When I think of God’s love for me (for us), I want to sing . . . mostly because there are some great songs today about God’s love for us that capture some of the essence of it.
One song we sing at church and is on the radio has the refrain, “Amazing love, how can it be that my King would die for me? Another has a repeating refrain, “He love us, oh how He loves us.” The repetition of the phrase over and over starts to really speak of the limitlessness of God’s love. Another song puts it this way, “Your love is amazing, steady and unchanging. Your love is a mountain firm beneath my feet.” I don’t think there is much better to sing about than the love of God for us and the manifestation of that love in the person and death of Jesus.
Of course, we learn of the great love of God for us (that causes us to sing) from the words of scripture:
- For God so loved the world that He gave His only begotten Son, that whoever believes in Him should not perish but have everlasting life. (John 3:16)
- In this the love of God was manifested toward us, that God has sent His only begotten Son into the world, that we might live through Him. in this is love, not that we loved God, but that He loved us and sent His Son to be the propitiation for our sins. (1 John 4:9-10)
- For when we were still without strength, in due time Christ died for the ungodly. (Rom. 5:6)
- But God demonstrates His own love toward us, in that while we were still sinners, Christ died for us. (Rom. 5:8)
- But God, who is rich in mercy, because of His great love with which He loved us, even when we were dead in trespasses, made us alive together with Christ (by grace you have been saved), and raised us up together, and made us sit together in the heavenly places in Christ Jesus, that in the ages to come He might show the exceeding riches of His grace in His kindness toward us in Christ Jesus.
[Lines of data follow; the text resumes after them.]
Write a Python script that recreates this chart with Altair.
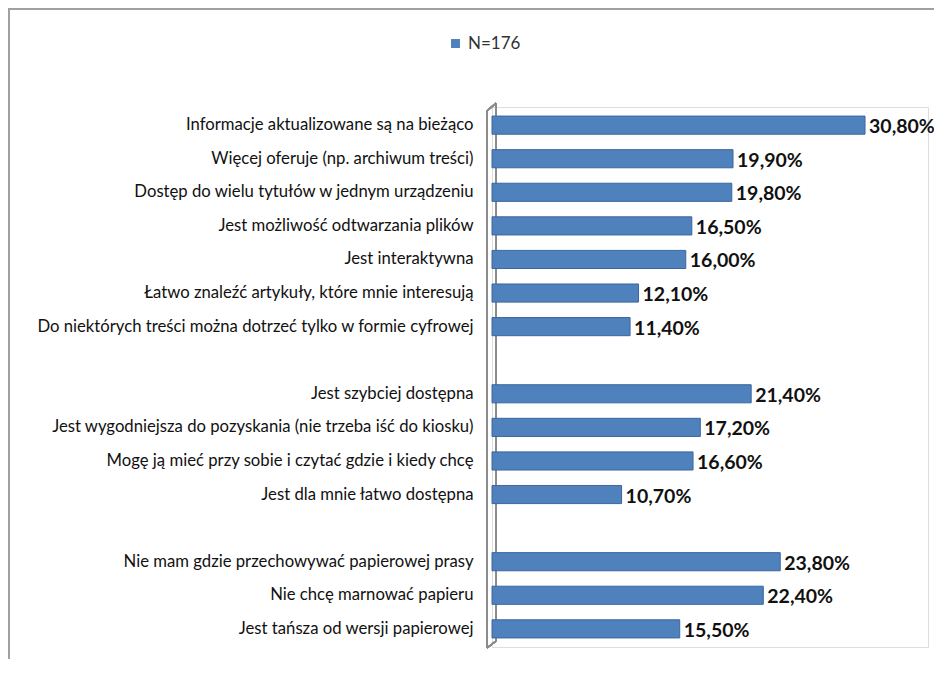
import altair as alt
import pandas as pd

categories = [
    "Informacje aktualizowane są na bieżąco",
    "Więcej oferuje (np. archiwum treści)",
    "Dostęp do wielu tytułów w jednym urządzeniu",
    "Jest możliwość odtwarzania plików",
    "Jest interaktywna",
    "Łatwo znaleźć artykuły, które mnie interesują",
    "Do niektórych treści można dotrzeć tylko w formie cyfrowej",
    "gap1",
    "Jest szybciej dostępna",
    "Jest wygodniejsza do pozyskania (nie trzeba iść do kiosku)",
    "Mogę ją mieć przy sobie i czytać gdzie i kiedy chcę",
    "Jest dla mnie łatwo dostępna",
    "gap2",
    "Nie mam gdzie przechowywać papierowej prasy",
    "Nie chcę marnować papieru",
    "Jest tańsza od wersji papierowej",
]
values = [30.8, 19.9, 19.8, 16.5, 16.0, 12.1, 11.4, None,
          21.4, 17.2, 16.6, 10.7, None,
          23.8, 22.4, 15.5]
series_name = "N=176"

rows = []
for c, v in zip(categories, values):
    if v is None:
        continue
    rows.append({"cat": c, "val": v, "series": series_name,
                 "label": f"{v:.2f}".replace(".", ",") + "%"})
df = pd.DataFrame(rows)

W, H = 436, 540
LABEL_FONT = "Lato, Noto Sans, DejaVu Sans"

y_enc = alt.Y("cat:N", sort=categories,
              scale=alt.Scale(domain=categories, paddingInner=0.46, paddingOuter=0.27),
              axis=alt.Axis(title=None, ticks=False, domain=False, labelPadding=19,
                            labelFontSize=16.7, labelFont=LABEL_FONT, labelColor="#111",
                            labelLimit=480,
                            labelExpr="indexof(datum.value, 'gap') == 0 ? '' : datum.value"))
x_enc = alt.X("val:Q", scale=alt.Scale(domain=[0, 36]), axis=None)

base = alt.Chart(df)

bars = base.mark_bar(stroke="#3A679E", strokeWidth=1).encode(
    y=y_enc, x=x_enc,
    color=alt.Color("series:N", scale=alt.Scale(range=["#4F81BD"]),
                    legend=alt.Legend(title=None, orient="none", legendX=-45, legendY=-72,
                                      symbolType="square", symbolSize=80,
                                      symbolStrokeWidth=0,
                                      labelFontSize=17, labelFont=LABEL_FONT,
                                      labelColor="#333")),
)

texts = base.mark_text(align="left", baseline="middle", dx=4, dy=2, fontSize=19.5,
                       fontWeight="bold", font=LABEL_FONT, color="#111").encode(
    y=alt.Y("cat:N", sort=categories), x=x_enc, text="label:N")

# 3D-style wall of the category axis
wall_left = alt.Chart(df).mark_rule(color="#8C8C8C", strokeWidth=1.3).encode(
    x=alt.value(-5), y=alt.value(4), y2=alt.value(H + 1))
wall_right = alt.Chart(df).mark_rule(color="#8C8C8C", strokeWidth=1.3).encode(
    x=alt.value(4), y=alt.value(-4), y2=alt.value(H - 6))
wall_top = alt.Chart(df).mark_rule(color="#8C8C8C", strokeWidth=1.3).encode(
    x=alt.value(-5), x2=alt.value(4), y=alt.value(4), y2=alt.value(-4))
wall_bot = alt.Chart(df).mark_rule(color="#8C8C8C", strokeWidth=1.3).encode(
    x=alt.value(-5), x2=alt.value(4), y=alt.value(H + 1), y2=alt.value(H - 6))

# outer chart frame
frame = alt.Chart(df).mark_rect(fill=None, stroke="#A0A0A0", strokeWidth=2).encode(
    x=alt.value(-483), x2=alt.value(470), y=alt.value(-98), y2=alt.value(H + 80))

chart = alt.layer(frame, wall_left, wall_right, wall_top, wall_bot, bars, texts).properties(
    width=W, height=H,
    autosize=alt.AutoSizeParams(type="none"),
    padding={"left": 484, "top": 99, "right": 6, "bottom": 12},
).configure_view(stroke=None).configure(background="white")

chart.save("out.html", embed_options={"renderer": "svg", "actions": False})
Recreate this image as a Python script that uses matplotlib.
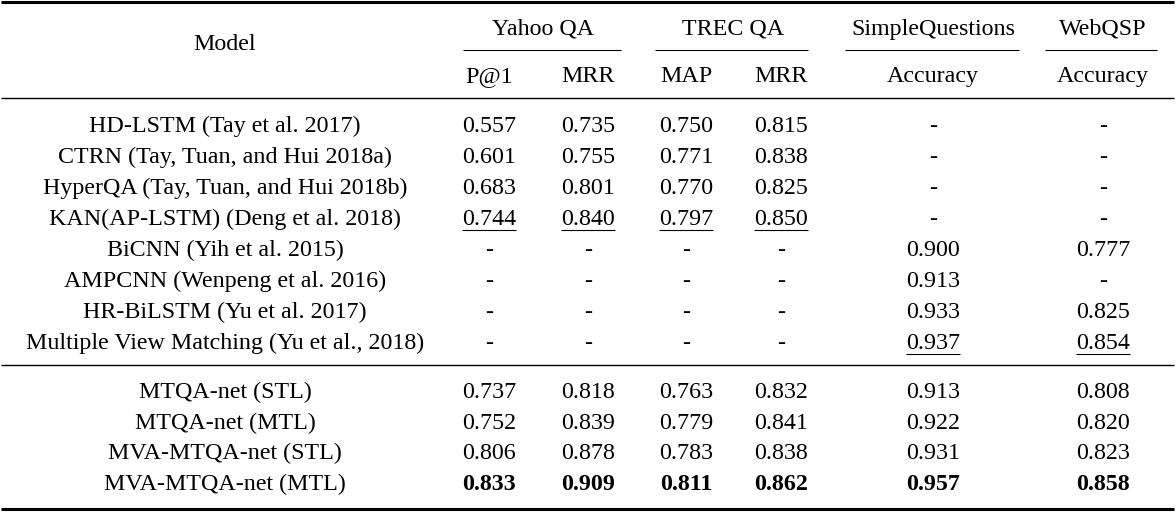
import matplotlib
matplotlib.use("Agg")
import matplotlib.pyplot as plt

plt.rcParams['font.family'] = ['Liberation Serif', 'DejaVu Serif']

models = [
    "HD-LSTM (Tay et al. 2017)",
    "CTRN (Tay, Tuan, and Hui 2018a)",
    "HyperQA (Tay, Tuan, and Hui 2018b)",
    "KAN(AP-LSTM) (Deng et al. 2018)",
    "BiCNN (Yih et al. 2015)",
    "AMPCNN (Wenpeng et al. 2016)",
    "HR-BiLSTM (Yu et al. 2017)",
    "Multiple View Matching (Yu et al., 2018)",
    "MTQA-net (STL)",
    "MTQA-net (MTL)",
    "MVA-MTQA-net (STL)",
    "MVA-MTQA-net (MTL)",
]
yahoo_p1 = ["0.557", "0.601", "0.683", "0.744", "-", "-", "-", "-", "0.737", "0.752", "0.806", "0.833"]
yahoo_mrr = ["0.735", "0.755", "0.801", "0.840", "-", "-", "-", "-", "0.818", "0.839", "0.878", "0.909"]
trec_map = ["0.750", "0.771", "0.770", "0.797", "-", "-", "-", "-", "0.763", "0.779", "0.783", "0.811"]
trec_mrr = ["0.815", "0.838", "0.825", "0.850", "-", "-", "-", "-", "0.832", "0.841", "0.838", "0.862"]
sq_acc = ["-", "-", "-", "-", "0.900", "0.913", "0.933", "0.937", "0.913", "0.922", "0.931", "0.957"]
webqsp_acc = ["-", "-", "-", "-", "0.777", "-", "0.825", "0.854", "0.808", "0.820", "0.823", "0.858"]

groups = ["Yahoo QA", "TREC QA", "SimpleQuestions", "WebQSP"]
metrics = ["P@1", "MRR", "MAP", "MRR", "Accuracy", "Accuracy"]
columns = [yahoo_p1, yahoo_mrr, trec_map, trec_mrr, sq_acc, webqsp_acc]

underlined = {(3, 0), (3, 1), (3, 2), (3, 3), (7, 4), (7, 5)}
bold_row = 11

W, H = 1176, 512
fig = plt.figure(figsize=(W / 100, H / 100), dpi=100)
ax = fig.add_axes([0, 0, 1, 1])
ax.set_xlim(0, W)
ax.set_ylim(H, 0)
ax.axis("off")

fs = 17.3
col_x = [489, 588, 686, 781, 933, 1103]
group_x = [543, 733, 933, 1103]
group_span = [(463, 621), (655, 808), (845, 1019), (1045, 1157)]
model_x = 225
# text baselines (pixels from top)
row_base = [132, 163, 194, 225, 256, 287, 318, 349, 398, 428.7, 459.3, 490]

# rules
ax.plot([1, W - 2], [2, 2], color="black", lw=2.2, solid_capstyle="butt")
ax.plot([1, W - 2], [98, 98], color="black", lw=1.0, solid_capstyle="butt")
ax.plot([1, W - 2], [365, 365], color="black", lw=1.0, solid_capstyle="butt")
ax.plot([1, W - 2], [508.5, 508.5], color="black", lw=2.2, solid_capstyle="butt")
for x0, x1 in group_span:
    ax.plot([x0, x1], [50, 50], color="black", lw=0.8, solid_capstyle="butt")

# header
ax.text(model_x, 50, "Model", ha="center", va="baseline", fontsize=fs)
for gx, g in zip(group_x, groups):
    ax.text(gx, 35, g, ha="center", va="baseline", fontsize=fs)
for cx, m in zip(col_x, metrics):
    ax.text(cx, 82, m, ha="center", va="baseline", fontsize=fs)

# body
under_texts = []
for i, name in enumerate(models):
    y = row_base[i]
    ax.text(model_x, y, name, ha="center", va="baseline", fontsize=fs)
    for j, col in enumerate(columns):
        t = ax.text(col_x[j], y, col[i], ha="center", va="baseline", fontsize=fs,
                    fontweight="bold" if i == bold_row else "normal")
        if (i, j) in underlined:
            under_texts.append((t, y))

fig.canvas.draw()
renderer = fig.canvas.get_renderer()
inv = ax.transData.inverted()
for t, y in under_texts:
    bb = t.get_window_extent(renderer)
    (x0, _), (x1, _) = inv.transform([(bb.x0, bb.y0), (bb.x1, bb.y0)])
    ax.plot([x0, x1], [y + 5, y + 5], color="black", lw=0.8, solid_capstyle="butt")

fig.savefig("out.png", dpi=100)
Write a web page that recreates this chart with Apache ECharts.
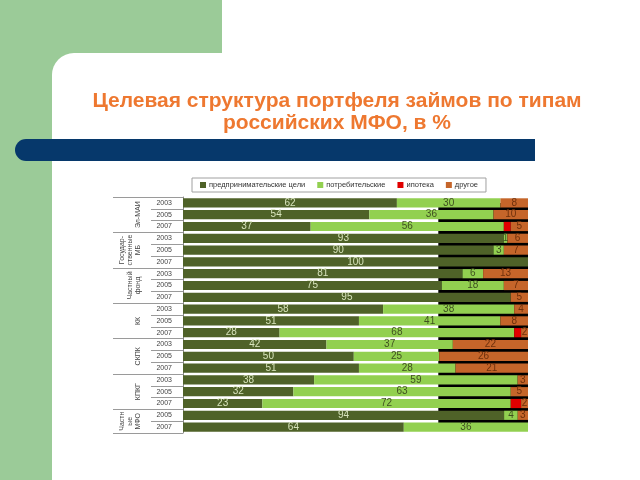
<!DOCTYPE html>
<html>
<head>
<meta charset="utf-8">
<script src="https://cdn.jsdelivr.net/npm/echarts@6/dist/echarts.min.js"></script>
<style>
  html, body { margin: 0; padding: 0; background: #ffffff; }
  #chart { width: 640px; height: 480px; }
</style>
</head>
<body>
<div id="chart"></div>
<script>
// ---- data ----
const years = ['2003','2005','2007','2003','2005','2007','2003','2005','2007','2003','2005','2007','2003','2005','2007','2003','2005','2007','2005','2007'];
const groupNames = ['Эл-МАИ', 'Государ-\nственные\nМБ', 'Частный\nфонд', 'КК', 'СКПК', 'КПКГ', 'Частн\nые\nМФО'];
const groupSizes = [3, 3, 3, 3, 3, 3, 2];
const seriesNames = ['предпринимательские цели', 'потребительские', 'ипотека', 'другое'];
const entrepreneurial = [62, 54, 37, 93, 90, 100, 81, 75, 95, 58, 51, 28, 42, 50, 51, 38, 32, 23, 94, 64];
const consumer        = [30, 36, 56,  1,  3,   0,  6, 18,  0, 38, 41, 68, 37, 25, 28, 59, 63, 72,  4, 36];
const mortgage        = [ 0,  0,  2,  0,  0,   0,  0,  0,  0,  0,  0,  2,  0,  0,  0,  0,  0,  3,  0,  0];
const other           = [ 8, 10,  5,  6,  7,   0, 13,  7,  5,  4,  8,  2, 22, 26, 21,  3,  5,  2,  3,  0];

const colors = ['#4f6228', '#92d050', '#e00000', '#c5652a'];
const labelColors = ['#d8e4bc', '#3f5020', '#ffffff', '#6e300c'];

const allSeries = [entrepreneurial, consumer, mortgage, other];
const sums = years.map((_, i) => allSeries.reduce((s, arr) => s + arr[i], 0));

// half-row positions for group label axis (boundaryGap false)
const halfCount = years.length * 2 + 1;
const groupAxisData = new Array(halfCount).fill('');
const groupTicks = new Set();
let start = 0;
groupNames.forEach((name, g) => {
  groupTicks.add(start * 2);
  groupAxisData[start * 2 + groupSizes[g]] = name;
  start += groupSizes[g];
});
groupTicks.add(start * 2);

const chart = echarts.init(document.getElementById('chart'), null, { renderer: 'canvas' });

const barSeries = allSeries.map((arr, k) => ({
  name: seriesNames[k],
  type: 'bar',
  stack: 'total',
  xAxisIndex: 0,
  yAxisIndex: 0,
  z: 3,
  barCategoryGap: '22%',
  itemStyle: { color: colors[k] },
  label: {
    show: k !== 2,
    position: 'inside',
    color: labelColors[k],
    fontSize: 10,
    fontFamily: 'Liberation Sans, Arial, sans-serif',
    formatter: p => (p.data.raw > 0 ? String(p.data.raw) : '')
  },
  emphasis: { disabled: true },
  data: arr.map((v, i) => ({ value: v / sums[i] * 100, raw: v }))
}));

const option = {
  animation: false,
  backgroundColor: '#ffffff',
  graphic: [
    { type: 'rect', z: -10, shape: { x: 0, y: 0, width: 222, height: 80 }, style: { fill: '#9bcb98' } },
    { type: 'rect', z: -10, shape: { x: 0, y: 0, width: 52, height: 480 }, style: { fill: '#9bcb98' } },
    { type: 'rect', z: -9, shape: { x: 52, y: 53, width: 600, height: 440, r: [22, 0, 0, 0] }, style: { fill: '#ffffff' } },
    { type: 'rect', z: -8, shape: { x: 15, y: 139, width: 520, height: 22, r: [11, 0, 0, 11] }, style: { fill: '#06386b' } }
  ],
  title: {
    text: 'Целевая структура портфеля займов по типам\nроссийских МФО, в %',
    left: 332,
    top: 85,
    textAlign: 'center',
    textStyle: {
      color: '#ee7830',
      fontSize: 21,
      fontWeight: 'bold',
      lineHeight: 22,
      fontFamily: 'Liberation Sans, Arial, sans-serif'
    }
  },
  legend: {
    data: seriesNames,
    left: 192,
    top: 178,
    width: 300,
    padding: [3, 8, 3, 8],
    itemGap: 12,
    itemWidth: 6,
    itemHeight: 6,
    borderColor: '#a0a0a0',
    borderWidth: 1,
    icon: 'rect',
    textStyle: { fontSize: 7.5, color: '#333333', fontFamily: 'Liberation Sans, Arial, sans-serif', padding: [0, 0, 0, -2] }
  },
  grid: { left: 183, right: 112, top: 197, bottom: 47 },
  xAxis: [{
    type: 'value', min: 0, max: 100,
    show: false, splitLine: { show: false }
  }],
  yAxis: [
    {
      type: 'category',
      inverse: true,
      data: years,
      position: 'left',
      axisLine: { show: true, lineStyle: { color: '#8a8a8a', width: 1 } },
      axisTick: { show: true, length: 32, lineStyle: { color: '#9a9a9a' } },
      axisLabel: { fontSize: 7, color: '#444444', margin: 11, fontFamily: 'Liberation Sans, Arial, sans-serif' },
      splitLine: { show: false }
    },
    {
      type: 'category',
      inverse: true,
      boundaryGap: false,
      data: groupAxisData,
      position: 'left',
      offset: 32,
      axisLine: { show: false },
      axisTick: {
        show: true, length: 38, lineStyle: { color: '#9a9a9a' },
        interval: (idx) => groupTicks.has(idx)
      },
      axisLabel: {
        show: true, rotate: 90, fontSize: 7, lineHeight: 8, color: '#444444', margin: 9,
        interval: 0,
        fontFamily: 'Liberation Sans, Arial, sans-serif'
      },
      splitLine: { show: false }
    }
  ],
  series: [
    {
      type: 'line',
      name: 'bg',
      data: [],
      z: 1,
      xAxisIndex: 0,
      yAxisIndex: 0,
      markArea: {
        silent: true,
        itemStyle: { color: '#000000' },
        data: [[{ coord: [74, 0] }, { coord: [100, 19] }]]
      }
    }
  ].concat(barSeries)
};

chart.setOption(option);
</script>
</body>
</html>
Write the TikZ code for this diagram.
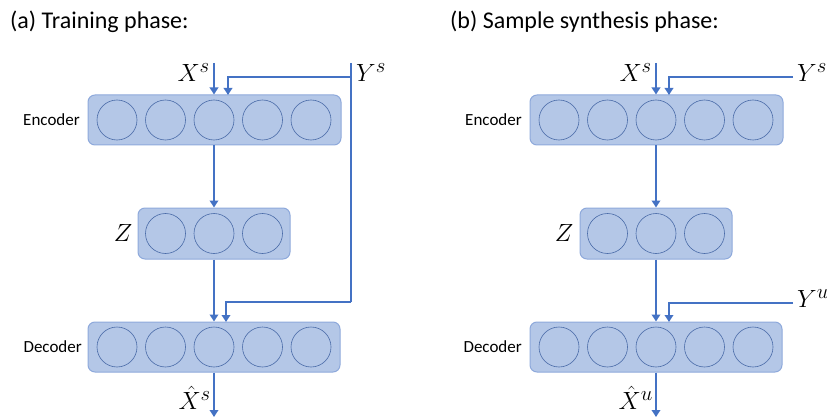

For by grace you have been saved through faith, and that not of yourselves; it is the gift of God, not of works, lest anyone should boast. (Eph. 2:4-9)
This love is like an avalanche that crashes over us. It is no small thing, this love of Jesus, to be discarded as mere philosophy or self-sacrifice of one good teacher. No, this act of love is so great that mere words cannot describe it, songs only hint at it, and pictures fall short of portraying it. This love is an endless sea into which we pitch ourselves in desperation when we have nothing else, and there we find our Savior-God, our Kinsman Redeemer, has provided us a great yacht on which to travel in safety under His direction to see the greatest wonders of the universe, a life filled with adventure and purposeful challenges to make us like Him. What other lover offers so much and has the resources and desire to deliver and never take back what He has given.
This is God . . . these are the mere edges of His ways.